Emuko: Fast RISC-V emulator written in Rust, boots Linux

(github.com)

70 points | by felipap 4 days ago ago

7 comments

  • tl2do 4 days ago ago

    For a hobbyist embedded developer like me, the adoption of RISC-V in the ESP series is big news. In day-to-day development, instruction sets are often abstracted away by the compiler, but I appreciate open specifications and architectures. This makes me particularly interested in how an emulator like Emuko could facilitate evaluating code without the slow process of repeatedly burning it to ROM. I'm keen to see reports of its application in actual ESP32 development.

    • general1465 4 days ago ago

      Or you can write code which can directly run on x86, i.e. FreeRTOS does support that without issues. For peripherals drivers you will need to burn it on chip regardless because emulator rarely can emulate peripherals in some reasonable way.

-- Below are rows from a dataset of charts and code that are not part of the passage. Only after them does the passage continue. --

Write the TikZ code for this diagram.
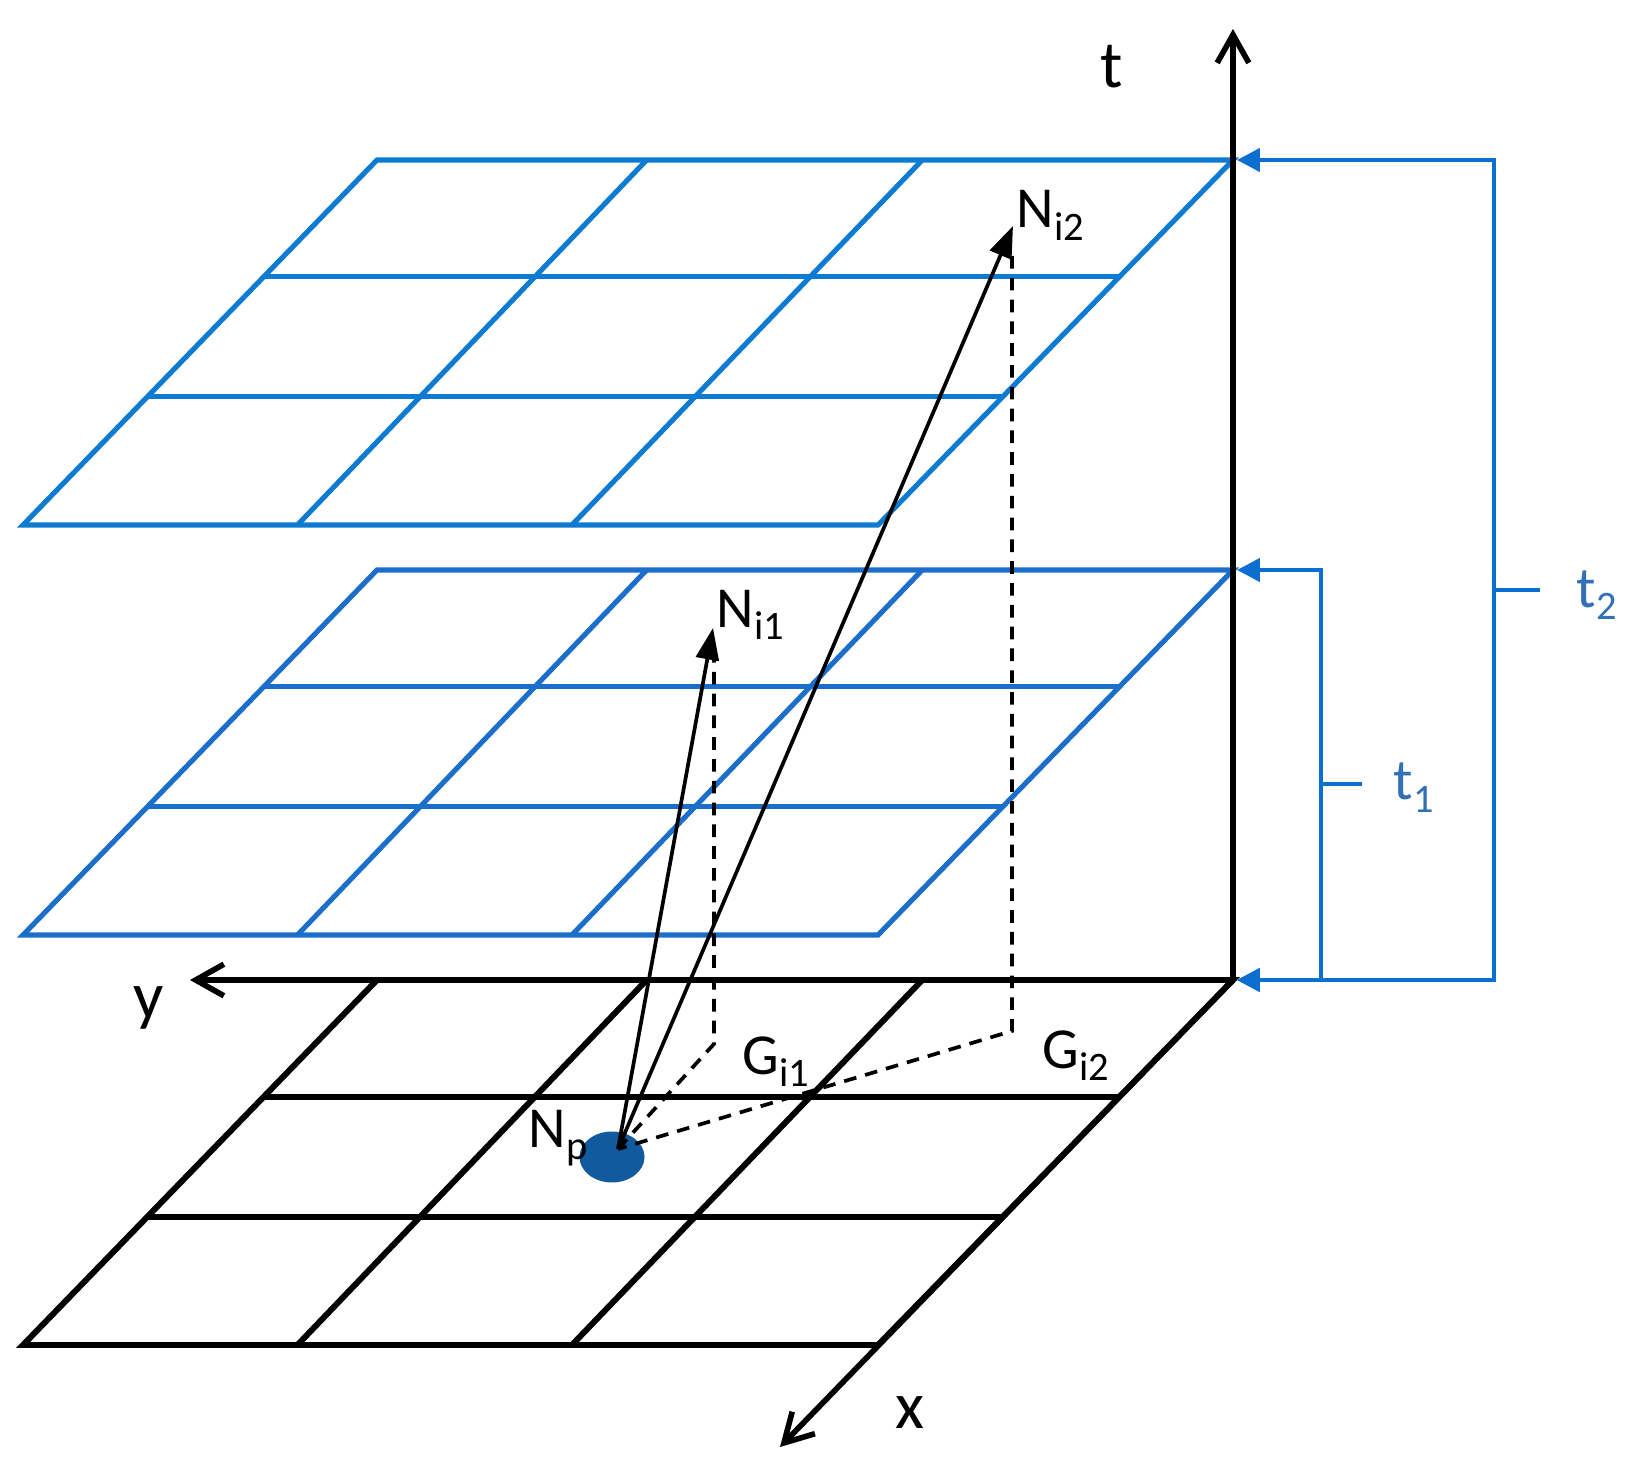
\documentclass[tikz,border=0pt]{standalone}
\usepackage{fontspec}
\setmainfont{Carlito}
\usetikzlibrary{arrows.meta,calc,shapes.geometric}
\definecolor{gridtop}{HTML}{0E7BD3}
\definecolor{gridmid}{HTML}{1C6ECB}
\definecolor{brk}{HTML}{0C6FCF}
\definecolor{brklab}{HTML}{3370B6}
\definecolor{dotblue}{HTML}{115A9E}
\newcommand{\lblsub}[2]{#1\raisebox{-3.5pt}{\fontsize{11.5}{12}\selectfont #2}}
\newcommand{\mygrid}[3]{%
  \coordinate (#1TL) at (377,#2);
  \coordinate (#1TR) at (1233,#2);
  \coordinate (#1BL) at (23,#2+365);
  \coordinate (#1BR) at (878,#2+365);
  \draw[gridline,#3] (#1TL) -- (#1TR) -- (#1BR) -- (#1BL) -- cycle;
  \foreach \f in {0.32,0.648}
    \draw[gridline,#3] ($(#1TL)!\f!(#1BL)$) -- ($(#1TR)!\f!(#1BR)$);
  \foreach \a/\b in {0.315/0.321,0.637/0.642}
    \draw[gridline,#3] ($(#1TL)!\a!(#1TR)$) -- ($(#1BL)!\b!(#1BR)$);
}
\begin{document}
\begin{tikzpicture}[x=0.01cm,y=-0.01cm,
  gridline/.style={line width=1.45pt,line join=miter},
  blackgrid/.style={black,line width=1.7pt},
  axisline/.style={line width=1.6pt,-{Straight Barb[length=8pt,width=9pt]}},
  bracket/.style={brk,line width=1.3pt},
  ptr/.style={line width=1.05pt,-{Triangle[length=9pt,width=6.5pt]}},
  dashline/.style={line width=1.05pt,dash pattern=on 3.6pt off 2.6pt},
  lab/.style={font=\fontsize{16.5}{19}\selectfont,inner sep=0pt,anchor=base west},
  axlab/.style={font=\fontsize{19}{22}\selectfont,inner sep=0pt,anchor=base west},
  blab/.style={lab,text=brklab}]
\useasboundingbox (0,0) rectangle (1641,1479);

% grids
\mygrid{G3}{160}{gridtop}
\mygrid{G2}{570}{gridmid}
\node[ellipse,fill=dotblue,inner sep=0pt,minimum width=18.5pt,minimum height=14.5pt] (dot) at (612,1157) {};
\mygrid{G1}{980}{blackgrid}

% axes
\coordinate (O) at (1233,980);
\coordinate (tTip) at (1233,29);
\coordinate (yTip) at (190,980);
\coordinate (xTip) at (780,1447);
\draw[axisline] (O) -- (tTip);
\draw[axisline] (O) -- (yTip);
\draw[axisline] (O) -- (xTip);
\node[axlab] (tlab) at (1100,88) {t};
\node[axlab] (ylab) at (133,1018) {y};
\node[axlab] (xlab) at (895,1428) {x};

% brackets
\coordinate (A2) at (1237,160);
\coordinate (A1) at (1237,570);
\coordinate (A0) at (1237,980);
\coordinate (B2t) at (1494,160);
\coordinate (B2b) at (1494,980);
\coordinate (B1t) at (1321,570);
\coordinate (B1b) at (1321,980);
\coordinate (K2) at (1494,590);
\coordinate (K2e) at (1540,590);
\coordinate (K1) at (1321,784);
\coordinate (K1e) at (1362,784);
\draw[bracket,{Triangle[length=6.5pt,width=6.5pt]}-{Triangle[length=6.5pt,width=6.5pt]}] (A2) -- (B2t) -- (B2b) -- (A0);
\draw[bracket,{Triangle[length=6.5pt,width=6.5pt]}-{Triangle[length=6.5pt,width=6.5pt]}] (A1) -- (B1t) -- (B1b) -- (A0);
\draw[bracket] (K2) -- (K2e);
\draw[bracket] (K1) -- (K1e);
\node[blab] (t2lab) at (1576,607) {\lblsub{t}{2}};
\node[blab] (t1lab) at (1393,800) {\lblsub{t}{1}};

% points and vectors
\coordinate (Np) at (618,1149);
\coordinate (Ni1) at (713,628);
\coordinate (Ni2) at (1013,226);
\coordinate (Gi1) at (714,1044);
\coordinate (Gi1t) at (714,650);
\coordinate (Gi2) at (1012,1031);
\coordinate (Gi2t) at (1012,256);
\draw[dashline] (Gi1t) -- (Gi1) -- (Np);
\draw[dashline] (Gi2t) -- (Gi2) -- (Np);
\draw[ptr] (Np) -- (Ni1);
\draw[ptr] (Np) -- (Ni2);

\node[lab] (Ni2lab) at (1016,228) {\lblsub{N}{i2}};
\node[lab] (Ni1lab) at (716,627) {\lblsub{N}{i1}};
\node[lab] (Nplab) at (528,1147) {\lblsub{N}{p}};
\node[lab] (Gi1lab) at (742,1074) {\lblsub{G}{i1}};
\node[lab] (Gi2lab) at (1042,1068) {\lblsub{G}{i2}};
\end{tikzpicture}
\end{document}
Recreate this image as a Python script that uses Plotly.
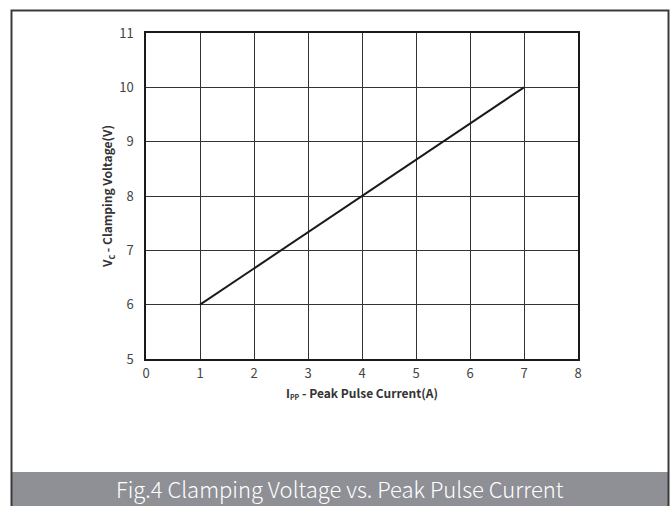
import plotly.graph_objects as go

# Data
ipp_current = [1, 7]
vc_voltage = [6, 10]
x_ticks = [0, 1, 2, 3, 4, 5, 6, 7, 8]
y_ticks = [5, 6, 7, 8, 9, 10, 11]
caption = "Fig.4 Clamping Voltage vs. Peak Pulse Current"

W, H = 672, 506
L, R, T, B = 146, 94, 33, 147
pw, ph = W - L - R, H - T - B

def px(x):
    return (x - L) / pw

def py(y):
    return (H - B - y) / ph

FONT = "Noto Sans CJK SC, Noto Sans, sans-serif"

fig = go.Figure()
fig.add_trace(go.Scatter(x=ipp_current, y=vc_voltage, mode="lines",
                         line=dict(color="#1a1a1a", width=2), showlegend=False,
                         hoverinfo="skip"))

axis_common = dict(showgrid=True, gridcolor="#333333", gridwidth=1,
                   showline=True, linecolor="#1a1a1a", linewidth=1.5, mirror=True,
                   zeroline=False, ticks="", tickfont=dict(family=FONT, size=13, color="#444444"))

fig.update_xaxes(range=[0, 8], tickvals=x_ticks, ticklabelstandoff=2,
                 title=dict(text="I<sub><span style='font-size:7px'>PP</span></sub> - Peak Pulse Current(A)",
                            font=dict(family=FONT, size=12, color="#333333", weight="bold"),
                            standoff=8),
                 **axis_common)
fig.update_yaxes(range=[5, 11], tickvals=y_ticks, ticklabelstandoff=8,
                 title=dict(text="V<sub><span style='font-size:9px'>c</span></sub> - Clamping Voltage(V)",
                            font=dict(family=FONT, size=12, color="#333333", weight="bold"),
                            standoff=4),
                 **axis_common)

shapes = [
    dict(type="rect", xref="paper", yref="paper",
         x0=px(12), x1=px(668), y0=py(472), y1=py(507),
         fillcolor="#8e9096", line=dict(width=0), layer="below"),
    dict(type="rect", xref="paper", yref="paper",
         x0=px(11.5), x1=px(668.5), y0=py(10.5), y1=py(508),
         line=dict(color="#3a3a3a", width=2), fillcolor="rgba(0,0,0,0)"),
]

fig.update_layout(
    width=W, height=H,
    margin=dict(l=L, r=R, t=T, b=B),
    paper_bgcolor="white", plot_bgcolor="white",
    shapes=shapes,
    annotations=[dict(text=caption, xref="paper", yref="paper",
                      x=px(340), y=py(488), showarrow=False,
                      xanchor="center", yanchor="middle",
                      font=dict(family=FONT, size=22, color="white", weight=300))],
)

fig.write_html("out.html", config={"displayModeBar": False},
               post_script="document.body.style.margin='0px';document.body.style.overflow='hidden';")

      So if you correctly abstract business logic from peripheral code, you can do most of your development without ever uploading to target.

      • tl2do 4 days ago ago

        That's a solid approach, and for high-level logic, it's definitely the way to go.

        I find that a lot of my development time is actually spent on lower-level tasks—like writing custom string operations—since we don't have the rich standard libraries of a host environment.

        This is exactly where an emulator really shines for me. It enables a "device-less" workflow where I can work through those low-level details on a sofa at a cafe without needing to bring the physical hardware along just to verify the behavior.

    • skelpmargyar 3 days ago ago

      RISC-V is supported on QEMU. The available devices don't have a ton of peripherals compared to aarch64, but it exists. Even FreeRTOS has a QEMU virt port for RISC-V. And if you have unit tests QEMU could easily run those accurately.

  • general1465 4 days ago ago

    You could have HTTP API to GDB bridge and achieve same control with QEMU

    Same for UART bridge - Have a look on STM32L403 implementation in QEMU which I believe does implement UART as well. And ADC and other peripherals.

    And regarding autosnapshot, that's can be done via GDB as well - save RAM + registers and then load them back.

  • skyberrys 4 days ago ago

    What inspired you to create this emulator? Was it the using Rust component?